Individuals should also check national resources like the National Association of Unclaimed Property Administrators (NAUPA) or the U.S. Department of Treasury for federal-level unclaimed assets. Those who have lived or conducted business in other states should check those jurisdictions’ databases, as unclaimed property is held by the state where the asset was originally reported. Financial institutions and former employers may also have records that help identify unclaimed wages, dividends, or retirement accounts.
Once a potential match is identified, claimants must provide documentation to establish their legal right to the asset. A valid government-issued photo ID, such as a driver’s license or passport, is mandatory. Proof of residency or a connection to the reported address—such as a utility bill, lease agreement, or past bank statement—helps verify ownership. If the property is linked to a closed financial account, old checkbooks, account statements, or correspondence from the institution may serve as supporting evidence.
For inherited property, Rhode Island requires additional legal documentation. Heirs must submit a certified copy of the deceased owner’s death certificate and, if applicable, a probate court order or letters of administration. If the estate was not probated, a notarized affidavit of heirship and, in some cases, witness statements may be required. When multiple heirs are involved, written consent from all parties may be necessary.

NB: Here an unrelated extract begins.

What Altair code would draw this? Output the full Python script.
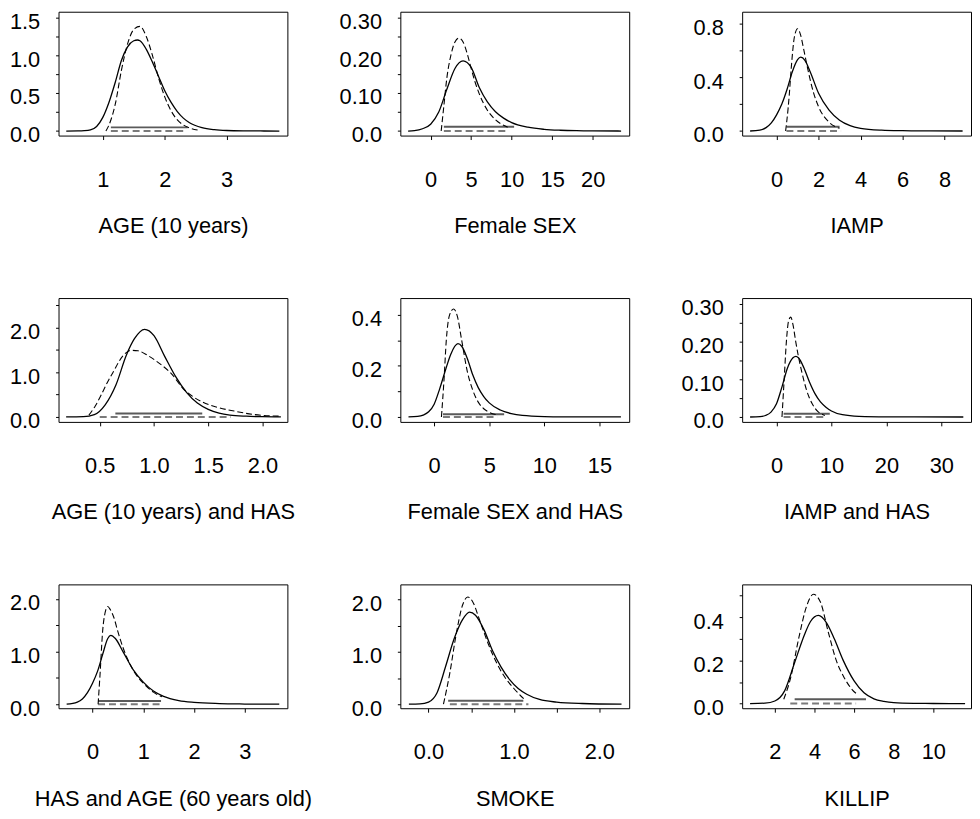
import altair as alt
import pandas as pd

# ---------------- data ----------------
titles = ["AGE (10 years)", "Female SEX", "IAMP",
          "AGE (10 years) and HAS", "Female SEX and HAS", "IAMP and HAS",
          "HAS and AGE (60 years old)", "SMOKE", "KILLIP"]

# Panel 1: AGE (10 years)
p1_sx = [0.41, 0.6, 0.7, 0.8, 0.9, 1.0, 1.1, 1.2, 1.3, 1.4, 1.5, 1.56, 1.6, 1.7, 1.8, 1.9, 2.0, 2.1, 2.2, 2.3, 2.4, 2.6, 2.8, 3.0, 3.3, 3.6, 3.85]
p1_sy = [0.0, 0.001, 0.004, 0.015, 0.06, 0.18, 0.38, 0.64, 0.93, 1.11, 1.19, 1.20, 1.19, 1.08, 0.91, 0.72, 0.53, 0.38, 0.26, 0.17, 0.11, 0.045, 0.018, 0.007, 0.002, 0.0005, 0.0]
p1_dx = [1.05, 1.1, 1.2, 1.3, 1.4, 1.5, 1.6, 1.7, 1.8, 1.9, 2.0, 2.1, 2.2, 2.3, 2.4, 2.55]
p1_dy = [0.0, 0.08, 0.35, 0.80, 1.15, 1.34, 1.38, 1.25, 1.00, 0.70, 0.45, 0.27, 0.15, 0.08, 0.04, 0.01]
p1_int_s = [1.13, 2.37, 0.048]
p1_int_d = [1.13, 2.32, 0.0]

# Panel 2: Female SEX
p2_sx = [-2.78, -2, -1, 0, 1, 2, 3, 4, 5, 6, 7, 8, 9, 10, 12, 14, 16, 18, 20, 23.5]
p2_sy = [0, 0.001, 0.006, 0.018, 0.05, 0.11, 0.165, 0.185, 0.168, 0.115, 0.077, 0.051, 0.034, 0.022, 0.01, 0.0045, 0.002, 0.0008, 0.0003, 0]
p2_dx = [1.3, 1.6, 2.0, 2.5, 3.0, 3.5, 4.0, 4.5, 5.0, 5.5, 6.0, 7.0, 8.0, 9.0, 9.5]
p2_dy = [0, 0.06, 0.14, 0.2, 0.235, 0.245, 0.235, 0.205, 0.165, 0.128, 0.098, 0.055, 0.03, 0.015, 0.01]
p2_int_s = [1.63, 10.3, 0.011]
p2_int_d = [1.63, 9.5, 0.0]

# Panel 3: IAMP
p3_sx = [-1.26, -0.8, -0.5, -0.25, 0, 0.25, 0.5, 0.75, 1.0, 1.15, 1.35, 1.6, 2.0, 2.5, 3.0, 3.5, 4.0, 5.0, 6.0, 7.0, 8.86]
p3_sy = [0, 0.006, 0.025, 0.06, 0.12, 0.2, 0.31, 0.44, 0.53, 0.548, 0.525, 0.44, 0.28, 0.155, 0.08, 0.04, 0.02, 0.006, 0.002, 0.0007, 0]
p3_dx = [0.43, 0.55, 0.61, 0.7, 0.85, 1.0, 1.15, 1.3, 1.5, 1.75, 2.0, 2.5, 3.0]
p3_dy = [0, 0.17, 0.28, 0.47, 0.70, 0.76, 0.71, 0.6, 0.45, 0.29, 0.18, 0.065, 0.02]
p3_int_s = [0.47, 3.0, 0.032]
p3_int_d = [0.47, 3.07, 0.0]

# Panel 4: AGE (10 years) and HAS
p4_sx = [0.19, 0.35, 0.45, 0.55, 0.65, 0.745, 0.82, 0.914, 1.0, 1.1, 1.2, 1.3, 1.4, 1.5, 1.6, 1.7, 1.85, 2.0, 2.17]
p4_sy = [0, 0.005, 0.05, 0.27, 0.72, 1.38, 1.75, 1.96, 1.82, 1.35, 0.9, 0.55, 0.31, 0.17, 0.085, 0.04, 0.015, 0.005, 0]
p4_dx = [0.4, 0.46, 0.515, 0.57, 0.623, 0.715, 0.79, 0.853, 0.945, 1.07, 1.16, 1.27, 1.35, 1.44, 1.59, 1.74, 1.93, 2.17]
p4_dy = [0.04, 0.25, 0.5, 0.77, 1.0, 1.37, 1.49, 1.48, 1.37, 1.16, 0.97, 0.63, 0.47, 0.34, 0.21, 0.13, 0.05, 0.015]
p4_int_s = [0.644, 1.445, 0.075]
p4_int_d = [0.5, 1.71, 0.0]

# Panel 5: Female SEX and HAS
p5_sx = [-2.33, -1.5, -1, -0.5, 0, 0.5, 1.0, 1.5, 2.16, 2.5, 3.0, 3.5, 4.0, 4.5, 5.0, 6.0, 7.0, 8.0, 10, 12, 14, 16.95]
p5_sy = [0, 0.002, 0.007, 0.02, 0.05, 0.11, 0.18, 0.245, 0.287, 0.277, 0.23, 0.165, 0.115, 0.08, 0.055, 0.027, 0.013, 0.006, 0.0015, 0.0004, 0.0001, 0]
p5_dx = [0.66, 0.9, 1.1, 1.4, 1.77, 2.1, 2.5, 3.0, 3.5, 4.0, 4.5, 5.0, 5.75]
p5_dy = [0, 0.15, 0.3, 0.4, 0.423, 0.395, 0.3, 0.18, 0.105, 0.058, 0.032, 0.018, 0.008]
p5_int_s = [0.8, 6.35, 0.0104]
p5_int_d = [0.8, 5.75, 0.0]

# Panel 6: IAMP and HAS
p6_sx = [-4.8, -3, -2, -1, 0, 1, 2, 3, 3.53, 4, 5, 6, 7, 8, 9, 10, 12, 15, 20, 25, 34]
p6_sy = [0, 0.001, 0.004, 0.013, 0.035, 0.08, 0.13, 0.157, 0.161, 0.157, 0.13, 0.093, 0.062, 0.04, 0.026, 0.016, 0.006, 0.0015, 0.0002, 0.00005, 0]
p6_dx = [1.0, 1.4, 1.8, 2.2, 2.6, 3.0, 3.5, 4.0, 4.6, 5.5, 6.5, 7.5, 8.8]
p6_dy = [0, 0.1, 0.2, 0.255, 0.265, 0.245, 0.2, 0.16, 0.12, 0.07, 0.035, 0.015, 0.004]
p6_int_s = [1.3, 9.7, 0.0087]
p6_int_d = [1.3, 9.0, 0.0]

# Panel 7: HAS and AGE (60 years old)
p7_sx = [-0.51, -0.3, -0.2, -0.1, 0.0, 0.1, 0.2, 0.3, 0.36, 0.45, 0.6, 0.8, 1.0, 1.2, 1.4, 1.7, 2.0, 2.5, 3.0, 3.68]
p7_sy = [0, 0.04, 0.1, 0.22, 0.4, 0.63, 0.95, 1.25, 1.31, 1.25, 1.0, 0.66, 0.42, 0.25, 0.15, 0.07, 0.035, 0.012, 0.004, 0]
p7_dx = [0.11, 0.15, 0.2, 0.25, 0.3, 0.35, 0.42, 0.5, 0.6, 0.7, 0.8, 1.0, 1.2, 1.37]
p7_dy = [0, 0.6, 1.4, 1.75, 1.86, 1.8, 1.65, 1.38, 1.08, 0.84, 0.65, 0.4, 0.23, 0.14]
p7_int_s = [0.11, 1.35, 0.063]
p7_int_d = [0.11, 1.37, 0.0]

# Panel 8: SMOKE
p8_sx = [-0.23, -0.1, 0.0, 0.1, 0.2, 0.3, 0.4, 0.48, 0.55, 0.65, 0.75, 0.85, 0.95, 1.05, 1.15, 1.3, 1.5, 1.8, 2.26]
p8_sy = [0, 0.005, 0.04, 0.22, 0.72, 1.25, 1.62, 1.76, 1.7, 1.42, 1.02, 0.71, 0.47, 0.3, 0.19, 0.09, 0.04, 0.013, 0]
p8_dx = [0.175, 0.25, 0.32, 0.4, 0.46, 0.52, 0.6, 0.7, 0.8, 0.9, 1.0, 1.13]
p8_dy = [0, 0.6, 1.3, 1.9, 2.05, 1.95, 1.6, 1.15, 0.78, 0.5, 0.3, 0.08]
p8_int_s = [0.23, 1.11, 0.064]
p8_int_d = [0.25, 1.17, 0.0]

# Panel 9: KILLIP
p9_sx = [0.75, 1.5, 2.0, 2.5, 3.0, 3.5, 3.8, 4.2, 4.6, 5.0, 5.45, 6.0, 6.5, 7.0, 7.5, 8.0, 9.0, 10, 11.6]
p9_sy = [0, 0.002, 0.012, 0.06, 0.19, 0.32, 0.38, 0.408, 0.375, 0.3, 0.2, 0.105, 0.05, 0.022, 0.01, 0.004, 0.001, 0.0003, 0]
p9_dx = [2.45, 2.8, 3.2, 3.6, 3.95, 4.3, 4.7, 5.1, 5.5, 5.9, 6.2]
p9_dy = [0.02, 0.12, 0.3, 0.45, 0.506, 0.47, 0.33, 0.2, 0.12, 0.065, 0.04]
p9_int_s = [3.0, 6.6, 0.02]
p9_int_d = [2.78, 6.1, 0.0]

# axis domains
x_domains = [[0.285, 3.98], [-3.74, 24.5], [-1.64, 9.26],
             [0.12, 2.23], [-3.07, 17.7], [-6.25, 35.4],
             [-0.67, 3.84], [-0.33, 2.35], [0.35, 11.9]]
y_domains = [[-0.06, 1.573], [-0.012, 0.3146], [-0.034, 0.886],
             [-0.112, 2.66], [-0.0195, 0.466], [-0.013, 0.3156],
             [-0.076, 2.28], [-0.077, 2.29], [-0.0216, 0.552]]

# tick values and tick labels ('' = unlabeled tick)
x_ticks = [[1, 2, 3], [0, 5, 10, 15, 20], [0, 2, 4, 6, 8],
           [0.5, 1.0, 1.5, 2.0], [0, 5, 10, 15], [0, 10, 20, 30],
           [0, 1, 2, 3], [0, 0.5, 1.0, 1.5, 2.0], [2, 4, 6, 8, 10]]
x_labels = [["1", "2", "3"], ["0", "5", "10", "15", "20"], ["0", "2", "4", "6", "8"],
            ["0.5", "1.0", "1.5", "2.0"], ["0", "5", "10", "15"], ["0", "10", "20", "30"],
            ["0", "1", "2", "3"], ["0.0", "", "1.0", "", "2.0"], ["2", "4", "6", "8", "10"]]
y_ticks = [[0, 0.25, 0.5, 0.75, 1.0, 1.25, 1.5],
           [0, 0.05, 0.1, 0.15, 0.2, 0.25, 0.3],
           [0, 0.2, 0.4, 0.6, 0.8],
           [0, 0.5, 1.0, 1.5, 2.0, 2.5],
           [0, 0.1, 0.2, 0.3, 0.4],
           [0, 0.05, 0.1, 0.15, 0.2, 0.25, 0.3],
           [0, 0.5, 1.0, 1.5, 2.0],
           [0, 0.5, 1.0, 1.5, 2.0],
           [0, 0.1, 0.2, 0.3, 0.4, 0.5]]
y_labels = [["0.0", "", "0.5", "", "1.0", "", "1.5"],
            ["0.0", "", "0.10", "", "0.20", "", "0.30"],
            ["0.0", "", "0.4", "", "0.8"],
            ["0.0", "", "1.0", "", "2.0", ""],
            ["0.0", "", "0.2", "", "0.4"],
            ["0.0", "", "0.10", "", "0.20", "", "0.30"],
            ["0.0", "", "1.0", "", "2.0"],
            ["0.0", "", "1.0", "", "2.0"],
            ["0.0", "", "0.2", "", "0.4", ""]]

solid_x = [p1_sx, p2_sx, p3_sx, p4_sx, p5_sx, p6_sx, p7_sx, p8_sx, p9_sx]
solid_y = [p1_sy, p2_sy, p3_sy, p4_sy, p5_sy, p6_sy, p7_sy, p8_sy, p9_sy]
dash_x = [p1_dx, p2_dx, p3_dx, p4_dx, p5_dx, p6_dx, p7_dx, p8_dx, p9_dx]
dash_y = [p1_dy, p2_dy, p3_dy, p4_dy, p5_dy, p6_dy, p7_dy, p8_dy, p9_dy]
int_solid = [p1_int_s, p2_int_s, p3_int_s, p4_int_s, p5_int_s, p6_int_s, p7_int_s, p8_int_s, p9_int_s]
int_dash = [p1_int_d, p2_int_d, p3_int_d, p4_int_d, p5_int_d, p6_int_d, p7_int_d, p8_int_d, p9_int_d]

FONT = "Liberation Sans"


def label_expr(ticks, labels):
    expr = "''"
    for t, l in reversed(list(zip(ticks, labels))):
        expr = f"abs(datum.value - ({t})) < 1e-9 ? '{l}' : " + expr
    return expr


def panel(i):
    xs = alt.Scale(domain=x_domains[i], nice=False, zero=False)
    ys = alt.Scale(domain=y_domains[i], nice=False, zero=False)
    xax = alt.Axis(values=x_ticks[i], labelExpr=label_expr(x_ticks[i], x_labels[i]),
                   title=titles[i], tickSize=4, labelPadding=30, titlePadding=26,
                   domain=False, grid=False, labelOverlap=False, labelFlush=False,
                   labelFont=FONT, labelFontSize=22, labelColor="black",
                   titleFont=FONT, titleFontSize=22, titleFontWeight="normal", titleColor="black",
                   tickColor="black", tickWidth=1)
    yax = alt.Axis(values=y_ticks[i], labelExpr=label_expr(y_ticks[i], y_labels[i]),
                   title=None, tickSize=3, labelPadding=16, labelOffset=4,
                   domain=False, grid=False, labelOverlap=False, labelFlush=False,
                   labelFont=FONT, labelFontSize=22, labelColor="black",
                   tickColor="black", tickWidth=1)
    X = lambda f: alt.X(f, type="quantitative", scale=xs, axis=xax)
    Y = lambda f: alt.Y(f, type="quantitative", scale=ys, axis=yax)

    ds = pd.DataFrame({"x": solid_x[i], "y": solid_y[i]})
    dd = pd.DataFrame({"x": dash_x[i], "y": dash_y[i]})
    dis = pd.DataFrame({"x": [int_solid[i][0]], "x2": [int_solid[i][1]], "y": [int_solid[i][2]]})
    did = pd.DataFrame({"x": [int_dash[i][0]], "x2": [int_dash[i][1]], "y": [int_dash[i][2]]})

    solid = alt.Chart(ds).mark_line(color="black", strokeWidth=1.3, interpolate="monotone").encode(
        x=X("x"), y=Y("y"), order="x:Q")
    dashed = alt.Chart(dd).mark_line(color="black", strokeWidth=1.1, strokeDash=[6, 3],
                                     interpolate="monotone").encode(x=X("x"), y=Y("y"), order="x:Q")
    isol = alt.Chart(dis).mark_rule(color="#5a5a5a", strokeWidth=2).encode(
        x=X("x"), x2="x2:Q", y=Y("y"))
    idsh = alt.Chart(did).mark_rule(color="#7a7a7a", strokeWidth=2, strokeDash=[7, 4]).encode(
        x=X("x"), x2="x2:Q", y=Y("y"))
    return alt.layer(isol, idsh, solid, dashed).properties(width=231, height=125)


chart = alt.concat(*[panel(i) for i in range(9)], columns=3,
                   spacing={"row": 164, "column": 114}, bounds="flush",
                   padding={"top": -2, "left": 0, "right": 0, "bottom": 0},
                   background="white").configure_view(
    stroke="black", strokeWidth=1
)

chart.save("out.html", embed_options={"renderer": "svg", "actions": False})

Businesses or organizations must provide corporate documentation verifying their standing and the claimant’s authority to act on their behalf. This typically includes a copy of the company’s articles of incorporation, a business license, or a certificate of good standing from the Rhode Island Secretary of State. If the property was associated with a dissolved company, additional legal steps, such as reinstatement or a successor claim, may be needed.
If a claim is denied, the claimant can dispute the decision and request a review. The Treasurer’s Office may reject claims due to insufficient documentation, conflicting claims, or discrepancies in the provided information. A claimant who believes their request was wrongfully denied can appeal by submitting a written request for reconsideration, along with additional supporting documents.

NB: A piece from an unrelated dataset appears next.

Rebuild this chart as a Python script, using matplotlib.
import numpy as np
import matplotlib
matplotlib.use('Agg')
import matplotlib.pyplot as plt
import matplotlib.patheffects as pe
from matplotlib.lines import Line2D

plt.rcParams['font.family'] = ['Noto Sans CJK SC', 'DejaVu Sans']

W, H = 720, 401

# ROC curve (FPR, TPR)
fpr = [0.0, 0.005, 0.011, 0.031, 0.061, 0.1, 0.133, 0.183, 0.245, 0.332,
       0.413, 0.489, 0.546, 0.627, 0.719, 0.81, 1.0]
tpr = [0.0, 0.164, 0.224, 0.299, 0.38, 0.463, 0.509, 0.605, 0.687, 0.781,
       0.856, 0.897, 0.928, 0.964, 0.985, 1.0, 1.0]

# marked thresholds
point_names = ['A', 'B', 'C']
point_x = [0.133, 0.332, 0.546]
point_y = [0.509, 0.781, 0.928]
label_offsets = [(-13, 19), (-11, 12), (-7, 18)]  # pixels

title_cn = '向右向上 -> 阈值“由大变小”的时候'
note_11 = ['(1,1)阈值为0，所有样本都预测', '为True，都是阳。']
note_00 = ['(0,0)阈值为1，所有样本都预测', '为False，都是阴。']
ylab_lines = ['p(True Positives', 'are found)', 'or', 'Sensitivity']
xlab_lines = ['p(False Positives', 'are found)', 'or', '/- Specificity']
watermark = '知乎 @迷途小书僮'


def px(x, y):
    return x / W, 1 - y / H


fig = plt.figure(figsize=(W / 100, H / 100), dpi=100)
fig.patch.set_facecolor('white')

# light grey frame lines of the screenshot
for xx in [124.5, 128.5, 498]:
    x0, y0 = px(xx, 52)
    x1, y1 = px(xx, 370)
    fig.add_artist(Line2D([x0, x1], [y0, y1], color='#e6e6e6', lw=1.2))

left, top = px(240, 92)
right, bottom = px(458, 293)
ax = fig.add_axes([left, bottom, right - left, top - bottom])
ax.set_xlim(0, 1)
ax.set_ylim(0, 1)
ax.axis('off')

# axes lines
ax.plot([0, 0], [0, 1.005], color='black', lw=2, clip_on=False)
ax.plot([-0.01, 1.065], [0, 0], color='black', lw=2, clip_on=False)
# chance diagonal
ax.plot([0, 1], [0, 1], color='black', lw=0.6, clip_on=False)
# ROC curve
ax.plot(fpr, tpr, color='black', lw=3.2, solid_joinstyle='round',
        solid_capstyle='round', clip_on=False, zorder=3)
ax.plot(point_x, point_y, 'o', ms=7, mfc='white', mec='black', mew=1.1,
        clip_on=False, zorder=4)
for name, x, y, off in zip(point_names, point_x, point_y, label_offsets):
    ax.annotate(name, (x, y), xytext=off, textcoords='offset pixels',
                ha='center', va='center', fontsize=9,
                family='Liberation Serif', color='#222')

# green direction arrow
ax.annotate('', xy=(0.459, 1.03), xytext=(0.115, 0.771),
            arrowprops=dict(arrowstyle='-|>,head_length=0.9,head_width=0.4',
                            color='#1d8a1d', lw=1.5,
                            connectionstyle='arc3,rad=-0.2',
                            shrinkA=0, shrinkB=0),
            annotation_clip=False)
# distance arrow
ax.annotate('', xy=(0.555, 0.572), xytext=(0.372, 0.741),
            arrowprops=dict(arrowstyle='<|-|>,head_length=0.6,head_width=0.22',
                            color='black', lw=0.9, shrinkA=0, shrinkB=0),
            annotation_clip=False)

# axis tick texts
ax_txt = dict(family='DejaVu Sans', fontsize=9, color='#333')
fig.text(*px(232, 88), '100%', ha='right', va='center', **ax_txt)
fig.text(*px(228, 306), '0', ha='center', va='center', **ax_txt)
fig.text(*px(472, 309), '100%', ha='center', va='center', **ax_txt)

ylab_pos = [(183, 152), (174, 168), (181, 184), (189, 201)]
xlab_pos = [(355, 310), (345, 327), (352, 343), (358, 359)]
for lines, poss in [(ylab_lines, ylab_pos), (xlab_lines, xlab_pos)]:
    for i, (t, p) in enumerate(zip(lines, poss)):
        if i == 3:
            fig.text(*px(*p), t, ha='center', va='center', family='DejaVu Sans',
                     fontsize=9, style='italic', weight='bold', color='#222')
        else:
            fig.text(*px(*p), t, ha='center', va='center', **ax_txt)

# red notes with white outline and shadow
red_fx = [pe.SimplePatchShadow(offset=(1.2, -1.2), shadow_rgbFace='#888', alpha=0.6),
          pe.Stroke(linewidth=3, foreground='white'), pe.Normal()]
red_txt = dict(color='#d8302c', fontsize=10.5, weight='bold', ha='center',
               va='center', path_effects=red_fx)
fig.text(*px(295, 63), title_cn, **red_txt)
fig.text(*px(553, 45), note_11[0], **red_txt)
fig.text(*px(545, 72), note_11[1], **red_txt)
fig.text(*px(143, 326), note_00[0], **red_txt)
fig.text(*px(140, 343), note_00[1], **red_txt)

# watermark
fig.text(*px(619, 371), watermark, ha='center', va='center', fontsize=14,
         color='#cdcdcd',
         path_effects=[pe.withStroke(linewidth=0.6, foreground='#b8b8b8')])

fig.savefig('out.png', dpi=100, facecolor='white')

If the denial is upheld, the claimant can escalate the dispute by requesting an administrative hearing. Rhode Island law allows claimants to present their case before a designated hearing officer, who reviews the evidence and issues a determination. The hearing follows administrative procedures outlined in RI Gen. Laws 42-35. Claimants may introduce new evidence, call witnesses, or provide legal arguments. If the hearing officer rules against them, they can further appeal the decision in Rhode Island Superior Court under the Administrative Procedures Act.
Filing a fraudulent claim for unclaimed property in Rhode Island carries serious legal consequences. Under RI Gen. Laws 33-21.1-35, knowingly submitting false information or attempting to claim property without a legitimate right is unlawful. If fraud is identified, claimants may be required to pay restitution, forfeit the claimed assets, and face fines.

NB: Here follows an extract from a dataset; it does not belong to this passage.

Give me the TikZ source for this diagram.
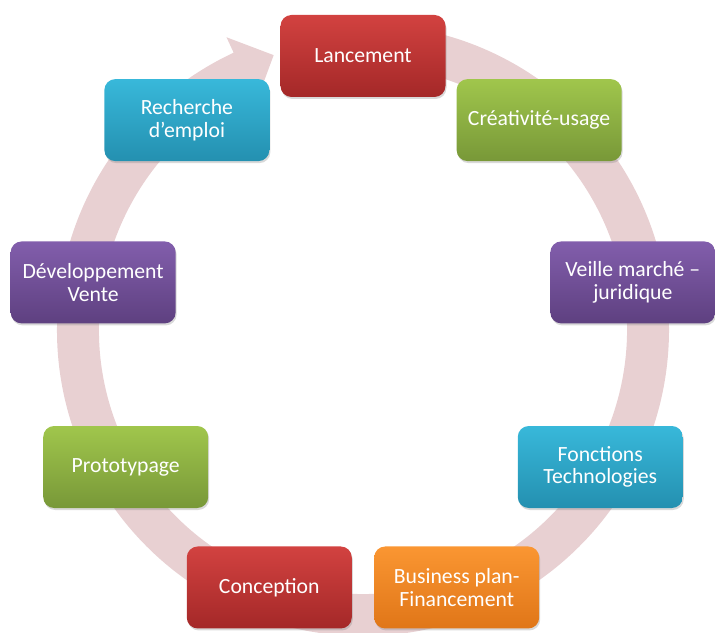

Severe cases, such as submitting forged documents or impersonating another individual, can result in felony charges under Rhode Island’s fraud statutes (RI Gen. Laws 11-41-4), carrying potential prison sentences of up to 10 years and fines of up to $5,000. Fraud involving estates or deceased individuals may trigger additional legal actions under probate fraud laws. The state also retains the right to pursue civil litigation to recover wrongfully obtained funds. To avoid these risks, claimants should ensure all documentation is accurate and truthful and seek legal guidance if uncertain about a claim’s validity.